If we look only at recent events, there seems to be a problem in the way that the court has addressed issues of fundamental rights and liberties. And particularly when these rights are in conflict with the government at the Centre.
The government told the court, knowing it not to be true, that there were no migrant workers on the road walking home as of 11 am on March 31. This was a week after the lockdown and flew in the face of evidence being gathered and published and broadcast daily. This evidence continued to be seen for weeks after this untruth in court but it drew no action or observation.
The court has been hesitant to take up habeas corpus cases from Kashmir including those of its former chief ministers. It has not sided with Kashmiris on the matter of denial of the internet to them. On May 12, examining its verdict on the matter, the Times of India published an article headlined “Supreme Court’s order on Kashmir internet shutdown: Judicial abdication or judicial restraint?”
The most egregious rights violations by the State in Kashmir have gone unnoticed by the Supreme Court even when admitted by the State.
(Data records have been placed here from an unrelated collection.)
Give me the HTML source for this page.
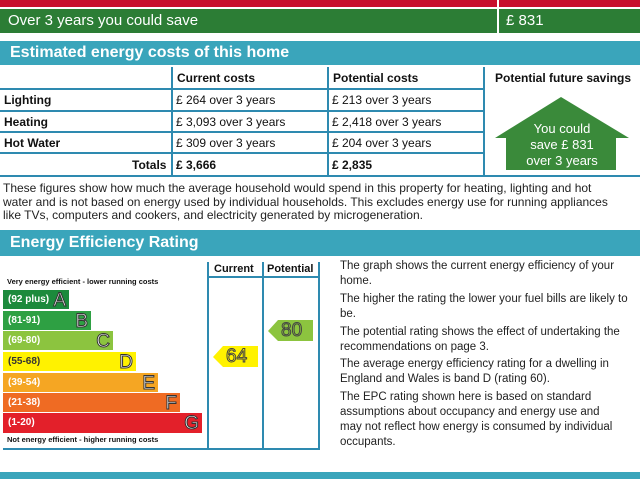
<!DOCTYPE html>
<html><head><meta charset="utf-8"><style>
body{margin:0;width:640px;height:479px;overflow:hidden;background:#fff;font-family:"Liberation Sans",Arial,sans-serif;position:relative}
div{position:absolute;box-sizing:border-box}
.t{white-space:nowrap;color:#111}
.hl{background:#2e8ab0;height:2px}
.vl{background:#2e8ab0;width:2px}
.bar{height:19px;color:#fff;font-weight:bold;font-size:10px;line-height:19px;padding-left:5px}
.bar span{position:absolute;right:3px;top:1px;line-height:19px;font-size:19px;font-weight:normal;color:#fff;-webkit-text-stroke:1px #333}
.p{font-size:11.5px;color:#222;white-space:nowrap}
</style></head><body>
<div style="left:0;top:0;width:640px;height:7px;background:#c8102e"></div>
<div style="left:0;top:9px;width:640px;height:24px;background:#2c7d35"></div>
<div style="left:497px;top:0;width:2px;height:33px;background:#fff"></div>
<div class="t" style="left:8px;top:12px;font-size:15px;color:#fff">Over 3 years you could save</div>
<div class="t" style="left:506px;top:12px;font-size:15px;color:#fff">£ 831</div>

<div style="left:0;top:41px;width:640px;height:24px;background:#3aa5bb"></div>
<div class="t" style="left:10px;top:44px;font-size:16px;font-weight:bold;color:#fff">Estimated energy costs of this home</div>

<div class="vl" style="left:171px;top:67px;height:109px"></div>
<div class="vl" style="left:327px;top:67px;height:109px"></div>
<div class="vl" style="left:483px;top:67px;height:109px"></div>
<div class="hl" style="left:0;top:88px;width:484px"></div>
<div class="hl" style="left:0;top:110px;width:484px"></div>
<div class="hl" style="left:0;top:131px;width:484px"></div>
<div class="hl" style="left:0;top:152px;width:484px"></div>
<div class="hl" style="left:0;top:175px;width:640px"></div>
<div class="t" style="left:177px;top:71px;font-size:12px;font-weight:bold">Current costs</div>
<div class="t" style="left:333px;top:71px;font-size:12px;font-weight:bold">Potential costs</div>
<div class="t" style="left:495px;top:71px;font-size:12px;font-weight:bold">Potential future savings</div>
<div class="t" style="left:4px;top:93px;font-size:12px;font-weight:bold">Lighting</div>
<div class="t" style="left:4px;top:115px;font-size:12px;font-weight:bold">Heating</div>
<div class="t" style="left:4px;top:136px;font-size:12px;font-weight:bold">Hot Water</div>
<div class="t" style="left:132px;top:158px;font-size:12px;font-weight:bold">Totals</div>
<div class="t" style="left:176px;top:93px;font-size:12px">£ 264 over 3 years</div>
<div class="t" style="left:176px;top:115px;font-size:12px">£ 3,093 over 3 years</div>
<div class="t" style="left:176px;top:136px;font-size:12px">£ 309 over 3 years</div>
<div class="t" style="left:176px;top:158px;font-size:12px;font-weight:bold">£ 3,666</div>
<div class="t" style="left:332px;top:93px;font-size:12px">£ 213 over 3 years</div>
<div class="t" style="left:332px;top:115px;font-size:12px">£ 2,418 over 3 years</div>
<div class="t" style="left:332px;top:136px;font-size:12px">£ 204 over 3 years</div>
<div class="t" style="left:332px;top:158px;font-size:12px;font-weight:bold">£ 2,835</div>
<svg style="position:absolute;left:494px;top:96px" width="136" height="76"><polygon points="1,42 67,1 135,42 122,42 122,74 12,74 12,42" fill="#3a8a3a"/></svg>
<div style="left:500px;top:121px;width:124px;text-align:center;color:#fff;font-size:13px;line-height:16px">You could<br>save £ 831<br>over 3 years</div>
<div class="p" style="left:3px;top:182px;font-size:12px;line-height:13.5px">These figures show how much the average household would spend in this property for heating, lighting and hot<br>water and is not based on energy used by individual households. This excludes energy use for running appliances<br>like TVs, computers and cookers, and electricity generated by microgeneration.</div>

<div style="left:0;top:230px;width:640px;height:26px;background:#3aa5bb"></div>
<div class="t" style="left:10px;top:234px;font-size:16px;font-weight:bold;color:#fff">Energy Efficiency Rating</div>

<div class="vl" style="left:207px;top:262px;height:187px"></div>
<div class="vl" style="left:262px;top:262px;height:187px"></div>
<div class="vl" style="left:318px;top:262px;height:187px"></div>
<div class="hl" style="left:207px;top:276px;width:113px"></div>
<div class="hl" style="left:3px;top:448px;width:317px"></div>
<div class="t" style="left:214px;top:263px;font-size:11px;font-weight:bold">Current</div>
<div class="t" style="left:267px;top:263px;font-size:11px;font-weight:bold">Potential</div>
<div class="t" style="left:7px;top:277px;font-size:7.5px;font-weight:bold">Very energy efficient - lower running costs</div>
<div class="t" style="left:7px;top:435px;font-size:7.5px;font-weight:bold">Not energy efficient - higher running costs</div>
<div class="bar" style="left:3px;top:290px;width:66px;background:#1c8a3c">(92 plus)<span>A</span></div>
<div class="bar" style="left:3px;top:311px;width:88px;background:#2ea043">(81-91)<span>B</span></div>
<div class="bar" style="left:3px;top:331px;width:110px;background:#8cc43f">(69-80)<span>C</span></div>
<div class="bar" style="left:3px;top:352px;width:133px;background:#fff200;color:#333">(55-68)<span>D</span></div>
<div class="bar" style="left:3px;top:373px;width:155px;background:#f5a623">(39-54)<span>E</span></div>
<div class="bar" style="left:3px;top:393px;width:177px;background:#ef6b23">(21-38)<span>F</span></div>
<div class="bar" style="left:3px;top:413px;width:199px;height:20px;background:#e3202a">(1-20)<span>G</span></div>
<svg style="position:absolute;left:213px;top:346px" width="46" height="22"><polygon points="0,11 10,0 45,0 45,21 10,21" fill="#fff200"/></svg>
<div class="t" style="left:226px;top:346px;font-size:19px;color:#fff200;-webkit-text-stroke:1px #444">64</div>
<svg style="position:absolute;left:268px;top:320px" width="46" height="22"><polygon points="0,11 10,0 45,0 45,21 10,21" fill="#8cc43f"/></svg>
<div class="t" style="left:281px;top:320px;font-size:19px;color:#8cc43f;-webkit-text-stroke:1px #444">80</div>

<div class="p" style="left:340px;top:259px;line-height:15px">The graph shows the current energy efficiency of your<br>home.</div>
<div class="p" style="left:340px;top:292px;line-height:15px">The higher the rating the lower your fuel bills are likely to<br>be.</div>
<div class="p" style="left:340px;top:325px;line-height:15px">The potential rating shows the effect of undertaking the<br>recommendations on page 3.</div>
<div class="p" style="left:340px;top:357px;line-height:15px">The average energy efficiency rating for a dwelling in<br>England and Wales is band D (rating 60).</div>
<div class="p" style="left:340px;top:390px;line-height:15px">The EPC rating shown here is based on standard<br>assumptions about occupancy and energy use and<br>may not reflect how energy is consumed by individual<br>occupants.</div>

<div style="left:0;top:472px;width:640px;height:7px;background:#3aa5bb"></div>
</body></html>
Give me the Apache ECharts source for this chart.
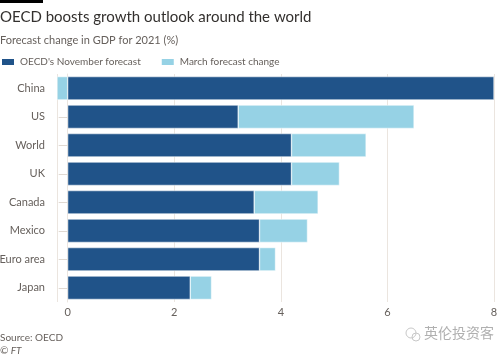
<!DOCTYPE html>
<html>
<head>
<meta charset="utf-8">
<script src="https://cdn.jsdelivr.net/npm/echarts@6/dist/echarts.min.js"></script>
<style>
html,body{margin:0;padding:0;background:#fff;}
#chart{width:500px;height:357px;}
</style>
</head>
<body>
<div id="chart"></div>
<script>
var categories = ['China', 'US', 'World', 'UK', 'Canada', 'Mexico', 'Euro area', 'Japan'];
var novemberForecast = [8.0, 3.2, 4.2, 4.2, 3.5, 3.6, 3.6, 2.3];
var marchChange = [-0.2, 3.3, 1.4, 0.9, 1.2, 0.9, 0.3, 0.4];
var xTickLabels = ['0', '2', '4', '6', '8'];

var FONT = 'Lato';
var chart = echarts.init(document.getElementById('chart'), null, {renderer: 'canvas'});
var option = {
  backgroundColor: '#ffffff',
  animation: false,
  textStyle: {fontFamily: FONT},
  title: [
    {text: 'OECD boosts growth outlook around the world', left: -5, top: 5,
     textStyle: {fontFamily: FONT, fontSize: 15, fontWeight: 'normal', color: '#33302e'}},
    {text: 'Forecast change in GDP for 2021 (%)', left: -5, top: 30,
     textStyle: {fontFamily: FONT, fontSize: 11, fontWeight: 'normal', color: '#66605c'}}
  ],
  legend: {
    left: -5, top: 52, itemWidth: 14, itemHeight: 8, itemGap: 19, icon: 'rect',
    textStyle: {fontFamily: FONT, fontSize: 10, color: '#66605c'},
    data: ["OECD's November forecast", 'March forecast change']
  },
  grid: {left: 57, right: 6, top: 74, bottom: 55, containLabel: false, outerBoundsMode: 'none'},
  xAxis: {
    type: 'value', min: -0.2, max: 8, splitNumber: 4,
    axisLine: {show: false}, axisTick: {show: false},
    splitLine: {show: true, lineStyle: {color: '#ebe5df', width: 1}},
    axisLabel: {
      margin: 5, fontFamily: FONT, fontSize: 11, color: '#66605c',
      formatter: function (v) {
        var s = String(Math.round(v * 10) / 10);
        return xTickLabels.indexOf(s) >= 0 ? s : '';
      }
    }
  },
  yAxis: {
    type: 'category', data: categories, inverse: true,
    axisLine: {show: true, lineStyle: {color: '#ebe5df', width: 1}},
    axisTick: {show: true, alignWithLabel: true, length: 9, lineStyle: {color: '#e0d9d2'}},
    axisLabel: {margin: 12, fontFamily: FONT, fontSize: 11, color: '#66605c'}
  },
  series: [
    {name: "OECD's November forecast", type: 'bar', stack: 'gdp', data: novemberForecast,
     barCategoryGap: '18%',
     itemStyle: {color: '#205389', borderColor: '#ffffff', borderWidth: 0.5}},
    {name: 'March forecast change', type: 'bar', stack: 'gdp', data: marchChange,
     barCategoryGap: '18%',
     itemStyle: {color: '#96d2e5', borderColor: '#ffffff', borderWidth: 0.5}}
  ],
  graphic: [
    {type: 'rect', shape: {x: 0, y: 0, width: 43, height: 3}, style: {fill: '#000000'}},
    {type: 'text', left: 0, top: 333,
     style: {text: 'Source: OECD', font: '10px ' + FONT, fill: '#66605c'}},
    {type: 'text', left: 0, top: 346,
     style: {text: '© FT', font: 'italic 10px ' + FONT, fill: '#66605c'}},
    {type: 'text', left: 424, top: 326,
     style: {text: '英伦投资客', font: '14px "Noto Sans CJK SC"', fill: '#b0b0b0'}},
    {type: 'circle', shape: {cx: 411, cy: 333, r: 5}, style: {fill: 'none', stroke: '#c8c8c8', lineWidth: 1}},
    {type: 'circle', shape: {cx: 416, cy: 337, r: 4}, style: {fill: 'none', stroke: '#c8c8c8', lineWidth: 1}}
  ]
};
chart.setOption(option);
</script>
</body>
</html>
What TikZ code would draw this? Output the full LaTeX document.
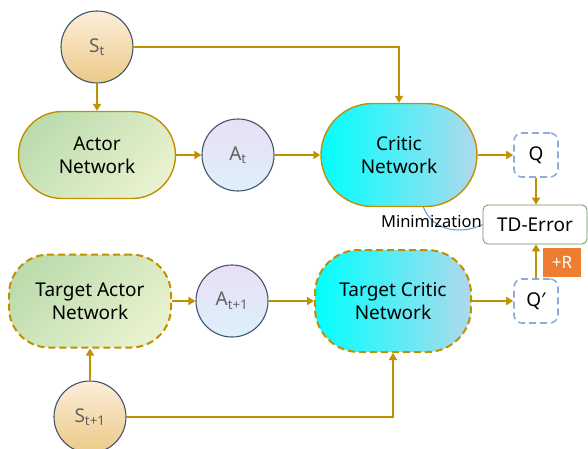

On January 1, 2018, the Rajya Sabha was told that of all the chargesheets that had been sent by Jammu and Kashmir police to the Centre documenting murder, rape and torture by the security forces, approval for prosecution was not granted in a single one.
The court has not decided issues that have been dear to this government’s heart though they might be considered grave and pressing questions of constitutionality. The hollowing out of Article 370 and the Citizenship Amendment Act have both been challenged but have not been given priority hearings. Speaking on the matter of the killing in custody of Vikas Dubey, the court observed that the inquiry into his death should primarily look at how he secured bail rather than the fact of custodial killing, surely the most pressing violation of rule of law in this instance.
The court in recent years has found itself in controversy and especially in the period that Mr Bhushan has referred to. An allegation of sexual harassment by the chief justice was heard by a Bench on which the chief justice himself appeared. Reports of the sexual harassment survivor’s policeman husband and brother-in-law being removed by Delhi police were not addressed by the court. The chief justice was exonerated by a process which was criticised for its opacity and at the end of which the survivor was reinstated without explanation. The chief justice went on to deliver a judgment on the Babri case, which was unsigned. On retirement, he was immediately sent by the government to the Rajya Sabha.
Surely, it is this sort of thing that one would classify as scandalous rather than an individual’s tweets. Ultimately, the reputation of any court depends on how it conducts itself and whether it is seen as doing its duty freely. In the case of the Supreme Court this would be upholding fundamental rights, preserving civil liberties and ensuring the constitution is not violated.
It must ask itself, since it is examining the issue of its reputation being scandalised, whether given the happenings of the last couple of years, it has delivered on this front.